◆ TASK MATERIAL
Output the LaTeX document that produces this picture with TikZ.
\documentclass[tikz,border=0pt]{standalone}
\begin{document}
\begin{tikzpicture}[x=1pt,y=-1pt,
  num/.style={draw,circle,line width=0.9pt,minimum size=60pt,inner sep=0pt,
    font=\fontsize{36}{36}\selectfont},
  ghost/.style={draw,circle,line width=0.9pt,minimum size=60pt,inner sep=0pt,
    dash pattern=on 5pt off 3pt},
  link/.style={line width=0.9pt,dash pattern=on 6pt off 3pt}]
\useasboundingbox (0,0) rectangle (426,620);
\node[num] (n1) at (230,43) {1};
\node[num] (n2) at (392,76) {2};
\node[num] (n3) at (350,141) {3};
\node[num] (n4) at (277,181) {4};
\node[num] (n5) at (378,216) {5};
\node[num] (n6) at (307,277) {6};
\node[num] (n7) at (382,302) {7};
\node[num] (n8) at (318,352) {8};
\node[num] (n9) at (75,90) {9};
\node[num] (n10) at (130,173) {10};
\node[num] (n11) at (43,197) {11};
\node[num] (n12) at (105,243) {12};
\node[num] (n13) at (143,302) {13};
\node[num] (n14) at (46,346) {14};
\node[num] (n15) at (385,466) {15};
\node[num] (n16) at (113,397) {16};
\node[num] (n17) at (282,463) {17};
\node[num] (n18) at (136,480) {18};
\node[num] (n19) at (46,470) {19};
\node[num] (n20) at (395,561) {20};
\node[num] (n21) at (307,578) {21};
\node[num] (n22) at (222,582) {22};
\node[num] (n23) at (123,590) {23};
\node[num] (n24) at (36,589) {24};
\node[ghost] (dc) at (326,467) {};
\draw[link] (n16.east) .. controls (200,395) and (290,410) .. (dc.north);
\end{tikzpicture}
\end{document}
...
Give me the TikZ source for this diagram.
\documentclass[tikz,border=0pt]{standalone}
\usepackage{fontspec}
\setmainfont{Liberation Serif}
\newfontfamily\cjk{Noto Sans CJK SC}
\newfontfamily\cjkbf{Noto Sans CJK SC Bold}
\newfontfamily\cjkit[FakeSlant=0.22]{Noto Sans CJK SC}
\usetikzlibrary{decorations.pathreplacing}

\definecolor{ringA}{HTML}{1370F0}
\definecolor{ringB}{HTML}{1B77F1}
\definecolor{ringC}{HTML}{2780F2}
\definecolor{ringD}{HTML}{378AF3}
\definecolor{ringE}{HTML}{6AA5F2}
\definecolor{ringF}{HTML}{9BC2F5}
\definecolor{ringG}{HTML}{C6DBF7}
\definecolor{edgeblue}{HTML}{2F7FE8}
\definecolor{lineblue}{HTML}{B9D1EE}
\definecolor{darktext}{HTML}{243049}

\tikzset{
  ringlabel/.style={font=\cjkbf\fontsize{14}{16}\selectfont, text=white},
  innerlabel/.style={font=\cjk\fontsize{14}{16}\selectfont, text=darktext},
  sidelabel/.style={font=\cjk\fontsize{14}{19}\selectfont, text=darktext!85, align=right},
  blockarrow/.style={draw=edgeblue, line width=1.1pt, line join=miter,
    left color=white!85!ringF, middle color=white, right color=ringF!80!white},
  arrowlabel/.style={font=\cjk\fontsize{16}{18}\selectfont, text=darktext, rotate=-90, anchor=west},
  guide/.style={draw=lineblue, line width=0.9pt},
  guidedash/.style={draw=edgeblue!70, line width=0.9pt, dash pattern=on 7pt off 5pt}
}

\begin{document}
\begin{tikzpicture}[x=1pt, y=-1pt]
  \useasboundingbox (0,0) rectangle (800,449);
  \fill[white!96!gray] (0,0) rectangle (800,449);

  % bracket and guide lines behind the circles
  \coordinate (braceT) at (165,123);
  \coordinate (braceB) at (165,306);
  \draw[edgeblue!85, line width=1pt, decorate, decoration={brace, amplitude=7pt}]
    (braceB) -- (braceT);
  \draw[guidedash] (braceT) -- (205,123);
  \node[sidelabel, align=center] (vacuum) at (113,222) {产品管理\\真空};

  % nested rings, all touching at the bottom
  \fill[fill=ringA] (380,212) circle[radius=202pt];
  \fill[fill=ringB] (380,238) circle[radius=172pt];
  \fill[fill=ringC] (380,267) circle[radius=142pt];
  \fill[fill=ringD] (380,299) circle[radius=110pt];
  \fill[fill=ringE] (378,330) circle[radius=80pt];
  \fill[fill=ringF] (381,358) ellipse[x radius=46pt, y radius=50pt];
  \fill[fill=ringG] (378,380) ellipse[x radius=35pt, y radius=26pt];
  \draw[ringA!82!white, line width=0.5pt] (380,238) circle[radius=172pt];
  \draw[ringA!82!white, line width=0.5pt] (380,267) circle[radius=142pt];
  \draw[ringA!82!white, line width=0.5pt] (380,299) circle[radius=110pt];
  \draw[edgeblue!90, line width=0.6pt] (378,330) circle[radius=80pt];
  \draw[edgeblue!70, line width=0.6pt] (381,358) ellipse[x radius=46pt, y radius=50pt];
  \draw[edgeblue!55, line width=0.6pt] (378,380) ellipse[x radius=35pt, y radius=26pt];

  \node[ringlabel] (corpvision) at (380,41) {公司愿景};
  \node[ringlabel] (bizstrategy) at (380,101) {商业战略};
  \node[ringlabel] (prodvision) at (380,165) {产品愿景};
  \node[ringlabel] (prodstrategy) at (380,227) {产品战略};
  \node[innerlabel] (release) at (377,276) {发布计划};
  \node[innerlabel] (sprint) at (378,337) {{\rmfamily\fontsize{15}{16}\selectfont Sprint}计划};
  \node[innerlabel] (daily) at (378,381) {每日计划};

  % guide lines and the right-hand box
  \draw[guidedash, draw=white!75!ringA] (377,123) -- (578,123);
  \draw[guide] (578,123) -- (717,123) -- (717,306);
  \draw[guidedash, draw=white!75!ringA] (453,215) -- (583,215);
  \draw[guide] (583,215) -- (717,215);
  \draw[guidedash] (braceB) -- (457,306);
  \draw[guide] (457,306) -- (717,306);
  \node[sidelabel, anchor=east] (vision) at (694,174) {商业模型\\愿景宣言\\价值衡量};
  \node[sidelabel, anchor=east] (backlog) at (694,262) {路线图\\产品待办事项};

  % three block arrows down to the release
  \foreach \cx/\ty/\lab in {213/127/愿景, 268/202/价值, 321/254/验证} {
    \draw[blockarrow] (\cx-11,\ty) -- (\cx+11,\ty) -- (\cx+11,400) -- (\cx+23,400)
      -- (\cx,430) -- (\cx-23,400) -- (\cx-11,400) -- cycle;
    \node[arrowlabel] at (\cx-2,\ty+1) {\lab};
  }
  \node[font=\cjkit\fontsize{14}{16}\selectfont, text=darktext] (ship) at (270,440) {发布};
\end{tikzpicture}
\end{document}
---
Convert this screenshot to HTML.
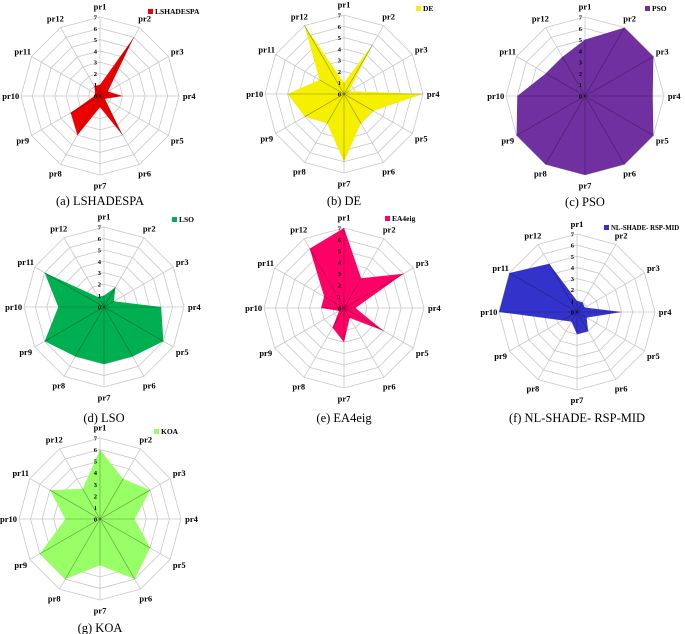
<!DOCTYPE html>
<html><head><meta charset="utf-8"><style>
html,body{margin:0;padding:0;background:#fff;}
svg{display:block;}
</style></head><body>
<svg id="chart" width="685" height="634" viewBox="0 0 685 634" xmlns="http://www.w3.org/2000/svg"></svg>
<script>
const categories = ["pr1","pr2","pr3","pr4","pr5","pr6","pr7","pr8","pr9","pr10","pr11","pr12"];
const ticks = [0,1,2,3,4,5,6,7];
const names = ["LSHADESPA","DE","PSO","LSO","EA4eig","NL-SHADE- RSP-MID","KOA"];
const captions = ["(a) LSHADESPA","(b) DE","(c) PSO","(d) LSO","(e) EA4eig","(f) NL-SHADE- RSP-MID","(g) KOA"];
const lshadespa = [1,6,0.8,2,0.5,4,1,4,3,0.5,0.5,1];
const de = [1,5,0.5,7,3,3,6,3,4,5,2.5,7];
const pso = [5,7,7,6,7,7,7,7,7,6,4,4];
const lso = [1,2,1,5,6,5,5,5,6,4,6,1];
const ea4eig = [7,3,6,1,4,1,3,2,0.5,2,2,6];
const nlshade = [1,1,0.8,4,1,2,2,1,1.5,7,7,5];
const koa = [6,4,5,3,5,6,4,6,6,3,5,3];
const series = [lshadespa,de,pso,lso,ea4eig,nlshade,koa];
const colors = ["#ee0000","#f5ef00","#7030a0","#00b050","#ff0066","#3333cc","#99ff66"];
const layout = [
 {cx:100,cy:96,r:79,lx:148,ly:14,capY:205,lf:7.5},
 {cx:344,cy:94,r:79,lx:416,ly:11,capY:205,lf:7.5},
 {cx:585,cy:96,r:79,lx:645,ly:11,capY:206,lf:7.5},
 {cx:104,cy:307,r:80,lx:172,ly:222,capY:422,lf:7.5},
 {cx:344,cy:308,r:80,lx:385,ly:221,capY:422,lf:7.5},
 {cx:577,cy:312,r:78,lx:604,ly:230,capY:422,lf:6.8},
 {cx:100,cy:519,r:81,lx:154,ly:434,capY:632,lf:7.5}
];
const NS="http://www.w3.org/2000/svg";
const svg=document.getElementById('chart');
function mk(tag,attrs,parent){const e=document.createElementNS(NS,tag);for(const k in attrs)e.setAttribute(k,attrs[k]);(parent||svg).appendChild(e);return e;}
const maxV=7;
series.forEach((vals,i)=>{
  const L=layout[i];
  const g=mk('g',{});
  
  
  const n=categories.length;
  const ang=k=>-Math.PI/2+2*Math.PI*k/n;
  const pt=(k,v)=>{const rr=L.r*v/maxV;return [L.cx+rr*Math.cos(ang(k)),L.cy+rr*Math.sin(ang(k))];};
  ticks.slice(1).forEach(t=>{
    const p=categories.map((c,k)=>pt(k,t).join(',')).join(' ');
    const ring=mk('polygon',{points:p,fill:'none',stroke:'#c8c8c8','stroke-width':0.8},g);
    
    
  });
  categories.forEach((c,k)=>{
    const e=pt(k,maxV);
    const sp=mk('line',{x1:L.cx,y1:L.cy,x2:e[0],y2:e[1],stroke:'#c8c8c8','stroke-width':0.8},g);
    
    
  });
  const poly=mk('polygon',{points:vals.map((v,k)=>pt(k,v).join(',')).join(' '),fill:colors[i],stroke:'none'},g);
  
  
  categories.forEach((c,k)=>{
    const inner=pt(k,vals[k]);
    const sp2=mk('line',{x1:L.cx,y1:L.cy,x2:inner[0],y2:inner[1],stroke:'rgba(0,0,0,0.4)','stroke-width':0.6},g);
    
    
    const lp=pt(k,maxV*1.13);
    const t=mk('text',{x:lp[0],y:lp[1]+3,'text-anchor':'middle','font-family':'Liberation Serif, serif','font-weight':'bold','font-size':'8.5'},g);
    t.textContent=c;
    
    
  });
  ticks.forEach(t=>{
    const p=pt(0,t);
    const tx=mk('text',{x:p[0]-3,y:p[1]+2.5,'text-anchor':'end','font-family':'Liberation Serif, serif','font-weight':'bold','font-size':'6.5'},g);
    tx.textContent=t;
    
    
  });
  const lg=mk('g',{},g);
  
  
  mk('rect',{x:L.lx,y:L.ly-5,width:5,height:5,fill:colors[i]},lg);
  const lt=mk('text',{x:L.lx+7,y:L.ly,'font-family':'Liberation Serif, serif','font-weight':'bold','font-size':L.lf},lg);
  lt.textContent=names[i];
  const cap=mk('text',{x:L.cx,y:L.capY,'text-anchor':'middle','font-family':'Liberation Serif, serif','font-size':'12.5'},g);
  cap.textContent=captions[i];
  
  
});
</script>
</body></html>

◆ EXERCISE
From the listing above, pick out each line where the word "this" appears.

◆ SOLUTION
Output the LaTeX document that produces this picture with TikZ.
Give me the TikZ source for this diagram.
Convert this screenshot to HTML.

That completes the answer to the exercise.